Here's a great example of a famous architect who likes forms that seem highly incompatible with nautical engineering. Hadid recently designed this "concept superyacht," which, to be frank, looks like a cross between a moth-eaten cigarette and an alien turd. Boatbuilder Blohm+Voss said in a press release that Hadid "created an intense connectivity between the various decks and elements of the design." She created something intense alright.
It's almost hard to tell if this is even a boat. Shaped like some sort of ray, Timon Sager's futuristic ship, dubbed the Bairim, features a no-resistance design that's meant to let it zip through the ocean with efficiency. The wide open cabin makes for a comfortable living space, with floor-to-ceiling windows on either side and, apparently, a movie theater. Because that's what everybody wants to do with then get on a boat: watch Jaws.
You probably know Norman Foster's style from "The Gherkin" in London or the Hearst Tower in New York City. Believe it or not, his firm's aesthetic carries over into its nautical work. The 120-foot-long Ocean Emerald was christened in 2009 and is currently shared by a bunch of multi-millionaires. The outside looks like a chrome-plated cocoa bean. The inside looks like a Norman Foster museum—since he literally designed every surface and object on the boat.
There's a lot going on here. The size of an old-fashioned tall ship and the form of a very old-fashioned Grecian warship, the aptly named Phoenicia is a bit of a hybrid. At over 300-feet-long, the conceptual boat is almost impossibly large, apparently designed for long ocean crossings. And since it's outfitted with a helipad, it's also evidently ready to host any supervillains in need of refuge.

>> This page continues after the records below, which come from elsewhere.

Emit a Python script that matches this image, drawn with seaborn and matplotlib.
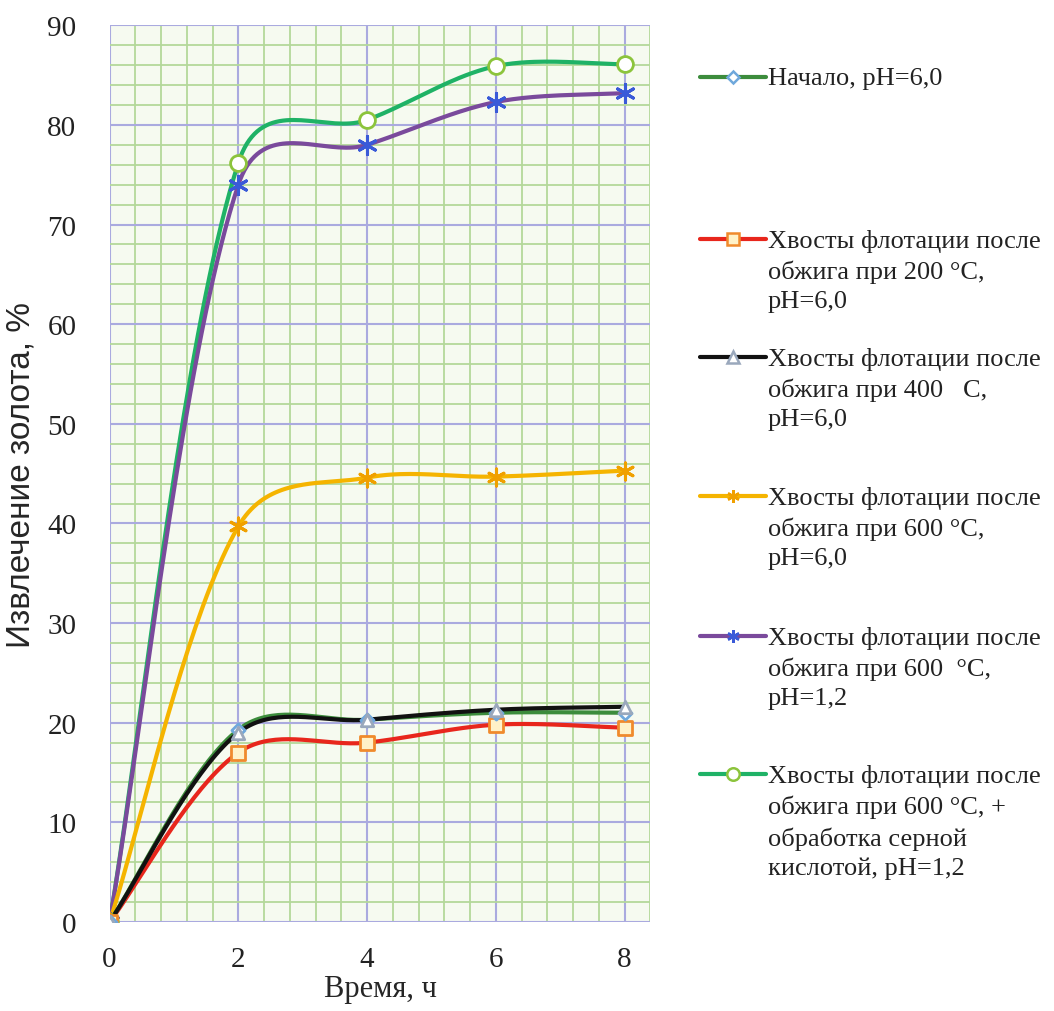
import numpy as np
import pandas as pd
import seaborn as sns
import matplotlib.pyplot as plt
from matplotlib.lines import Line2D
from matplotlib.ticker import MultipleLocator

# data
hours = [0, 2, 4, 6, 8]
start_ph6 = [0, 19.3, 20.3, 21.0, 21.0]
t200_ph6 = [0, 17.0, 18.0, 19.8, 19.5]
t400_ph6 = [0, 19.0, 20.3, 21.3, 21.6]
t600_ph6 = [0, 39.7, 44.6, 44.7, 45.3]
t600_ph12 = [0, 74.0, 78.0, 82.3, 83.2]
t600_acid = [0, 76.2, 80.5, 85.9, 86.1]

labels = [
    "Начало, pH=6,0",
    "Хвосты флотации после\nобжига при 200 °C,\npH=6,0",
    "Хвосты флотации после\nобжига при 400   C,\npH=6,0",
    "Хвосты флотации после\nобжига при 600 °C,\npH=6,0",
    "Хвосты флотации после\nобжига при 600  °C,\npH=1,2",
    "Хвосты флотации после\nобжига при 600 °C, +\nобработка серной\nкислотой, pH=1,2",
]
series = [start_ph6, t200_ph6, t400_ph6, t600_ph6, t600_ph12, t600_acid]

# line colour, marker, marker face, marker edge, marker size
styles = [
    ("#3c8c3c", "D", "white", "#6fa8dc", 45),
    ("#e8261c", "s", "#fff2c8", "#f08a2c", 110),
    ("#111111", "^", "white", "#9aa8bc", 80),
    ("#f5b400", (6, 2, 0), "#f0a000", "#f0a000", 150),
    ("#7a4a9c", (6, 2, 0), "#3a5ad8", "#3a5ad8", 170),
    ("#1fb266", "o", "white", "#8cc43c", 130),
]


def smooth(xs, ys, n=40, sx=6.4):
    # Excel-like smoothed line: Bezier, control arms damped on uneven segments
    p = np.column_stack([np.asarray(xs, float) * sx, ys]).astype(float)
    m = len(p)
    outc, inc = [], []
    for i in range(m):
        a = p[max(i - 1, 0)]
        b = p[min(i + 1, m - 1)]
        d0 = np.linalg.norm(p[i] - a)
        d1 = np.linalg.norm(b - p[i])
        tot = d0 + d1 if d0 + d1 > 0 else 1
        tan = (b - a) / 6
        outc.append(p[i] + tan * np.sqrt(2 * d1 / tot))
        inc.append(p[i] - tan * np.sqrt(2 * d0 / tot))
    out = []
    for i in range(m - 1):
        p1, c1, c2, p2 = p[i], outc[i], inc[i + 1], p[i + 1]
        t = np.linspace(0, 1, n)[:, None]
        seg = ((1 - t) ** 3) * p1 + 3 * ((1 - t) ** 2) * t * c1 + 3 * (1 - t) * t ** 2 * c2 + t ** 3 * p2
        out.append(seg if i == 0 else seg[1:])
    res = np.vstack(out)
    res[:, 0] /= sx
    return res


frames = []
for lab, ys in zip(labels, series):
    c = smooth(hours, ys)
    frames.append(pd.DataFrame({"x": c[:, 0], "y": c[:, 1], "series": lab}))
curves = pd.concat(frames, ignore_index=True)

sns.set_style("white")
plt.rcParams["font.family"] = ["Liberation Serif", "DejaVu Serif"]

fig = plt.figure(figsize=(10.54, 10.12), dpi=100)
ax = fig.add_axes([0.104, 0.088, 0.513, 0.886])
ax.set_facecolor("#f6faf0")

palette = {lab: st[0] for lab, st in zip(labels, styles)}
order = [5, 4, 3, 1, 0, 2]
for i in order:
    sub = curves[curves["series"] == labels[i]]
    sns.lineplot(data=sub, x="x", y="y", sort=False, estimator=None,
                 color=palette[labels[i]], linewidth=3, ax=ax, legend=False, zorder=3)
for i in order:
    col, mk, face, edge, s = styles[i]
    if isinstance(mk, tuple):
        sns.scatterplot(x=hours, y=series[i], marker=mk, s=s, color=face,
                        linewidth=2.2, ax=ax, zorder=4, legend=False)
    else:
        sns.scatterplot(x=hours, y=series[i], marker=mk, s=s, color=face,
                        edgecolor=edge, linewidth=2, ax=ax, zorder=4, legend=False)

ax.set_xlim(0, 8.4)
ax.set_ylim(0, 90)
ax.xaxis.set_major_locator(MultipleLocator(2))
ax.xaxis.set_minor_locator(MultipleLocator(0.4))
ax.yaxis.set_major_locator(MultipleLocator(10))
ax.yaxis.set_minor_locator(MultipleLocator(2))
ax.grid(which="minor", color="#b4d89a", linewidth=1.3, zorder=0)
ax.grid(which="major", color="#aaaadf", linewidth=1.5, zorder=1)
ax.set_axisbelow(True)
for sp in ax.spines.values():
    sp.set_visible(False)
ax.tick_params(which="both", length=0, labelsize=21, colors="#222222")
ax.tick_params(axis="y", pad=24)
ax.tick_params(axis="x", pad=17)

ax.set_xlabel("Время, ч", fontsize=22, labelpad=2)
ax.set_ylabel("Извлечение золота, %", fontsize=24, family="Liberation Sans", labelpad=8)

# legend to the right of the plot
first_line_y = [78, 240, 358, 497, 637, 775]
W, H = 1054, 1012
for i, lab in enumerate(labels):
    col, mk, face, edge, s = styles[i]
    yy = 1 - first_line_y[i] / H
    fig.add_artist(Line2D([700 / W, 766 / W], [yy, yy], color=col, linewidth=3,
                          transform=fig.transFigure))
    fig.add_artist(Line2D([733 / W], [yy], marker=mk, markersize=9 if mk != "D" else 6,
                          markerfacecolor=face, markeredgecolor=edge, markeredgewidth=1.8,
                          linestyle="none", transform=fig.transFigure))
    fig.text(768 / W, yy + 10 / H, lab, fontsize=19, va="top", ha="left",
             color="#222222", linespacing=1.42)

fig.savefig("out.png", dpi=100)
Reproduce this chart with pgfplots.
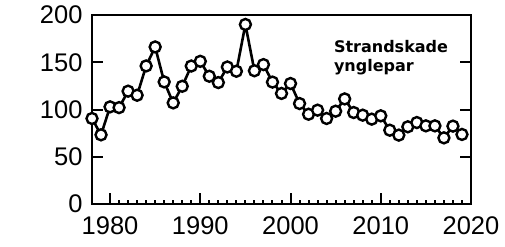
\documentclass[border=0pt]{standalone}
\usepackage{fontspec}
\setmainfont{Liberation Sans}
\newfontfamily\labfont{DejaVu Sans}
\usepackage{pgfplots}
\pgfplotsset{compat=1.18}
\begin{document}
\begin{tikzpicture}
\begin{axis}[
  scale only axis, width=379pt, height=189pt,
  xmin=1978, xmax=2020, ymin=0, ymax=200,
  axis line style={line width=2.6pt},
  xtick={1980,1990,2000,2010,2020},
  minor x tick num=9,
  ytick={0,50,100,150,200},
  xtick pos=bottom, ytick pos=both,
  tick align=inside,
  major tick length=11pt, minor tick length=4.5pt,
  tick style={line width=2pt, black},
  /pgf/number format/assume math mode=true,
  /pgf/number format/1000 sep={},
  ticklabel style={font=\fontsize{25.5}{29}\selectfont},
  xticklabel style={yshift=-9pt},
  yticklabel style={xshift=-6pt},
  clip=false,
]
\addplot[black, line width=2.6pt, mark=*, mark size=5.5pt,
  mark options={fill=white, draw=black, line width=2.4pt}] coordinates {
(1978,90.5) (1979,73.2) (1980,102.8) (1981,102) (1982,119.4) (1983,115.1)
(1984,146.1) (1985,166.2) (1986,129.2) (1987,107) (1988,124.6) (1989,146)
(1990,151) (1991,135.2) (1992,128.5) (1993,145) (1994,140.5) (1995,190)
(1996,141) (1997,147.5) (1998,129) (1999,117) (2000,127.5) (2001,106.3)
(2002,95) (2003,99.3) (2004,90.5) (2005,98.2) (2006,111.2) (2007,96.8)
(2008,94) (2009,89.8) (2010,93.3) (2011,78.1) (2012,72.9) (2013,81.7)
(2014,86.2) (2015,82.7) (2016,82.7) (2017,70) (2018,82.4) (2019,73.6)
};
\node[anchor=base west, inner sep=0pt, font=\labfont\bfseries\fontsize{16}{19}\selectfont] at (axis cs:2004.8,159.8) {Strandskade};
\node[anchor=base west, inner sep=0pt, font=\labfont\bfseries\fontsize{16}{19}\selectfont] at (axis cs:2004.8,139.7) {ynglepar};
\coordinate (ll) at (rel axis cs:0,0);
\coordinate (ur) at (rel axis cs:1,1);
\end{axis}
\pgfresetboundingbox
\path[use as bounding box] ([xshift=-92pt,yshift=-42pt]ll) rectangle ([xshift=34pt,yshift=15pt]ur);
\end{tikzpicture}
\end{document}
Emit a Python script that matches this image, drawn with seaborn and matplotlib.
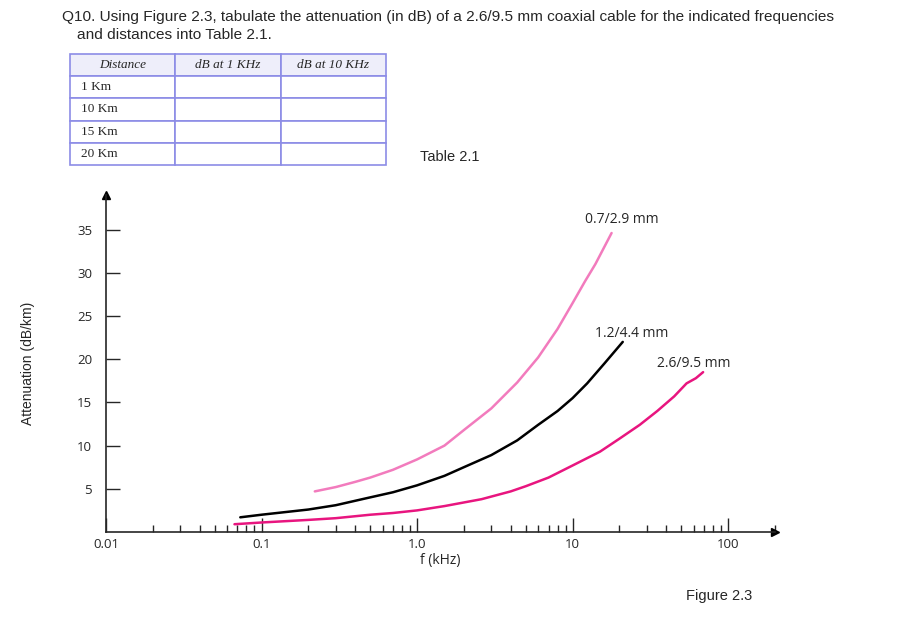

Phil Pauley's a dreamer. While this self-described "conceptual designer and futurist" is better known as owner of an eponymous interactive design firm, Pauley dabbles in yachts (not to mention underwater habitats). His Cruiser series make the assumption that superyachts need to be super versatile, so each ship is convertible. Not only do the tops lift off—or rather, rise up—to make a whole new "party deck" open up, but the sides also open up, revealing wings that will enable the yacht to lift off and—oh yeah, fly. Now that's a superyacht. I should be more specific: that's a concept superyacht.
The elegantly named Italian architect and mastermind behind the New York Times Building has designed the rare yacht that actually looks like a yacht. His most famous boat, The Kirribilli, is modeled after the J Class, which competed in the America's Cup back in the 1930s—and boy is it handsome. While the decks are wooden and the look classic, it's actually made out of high performance materials, making the vessel both fast and smooth. Just a like a yacht should be.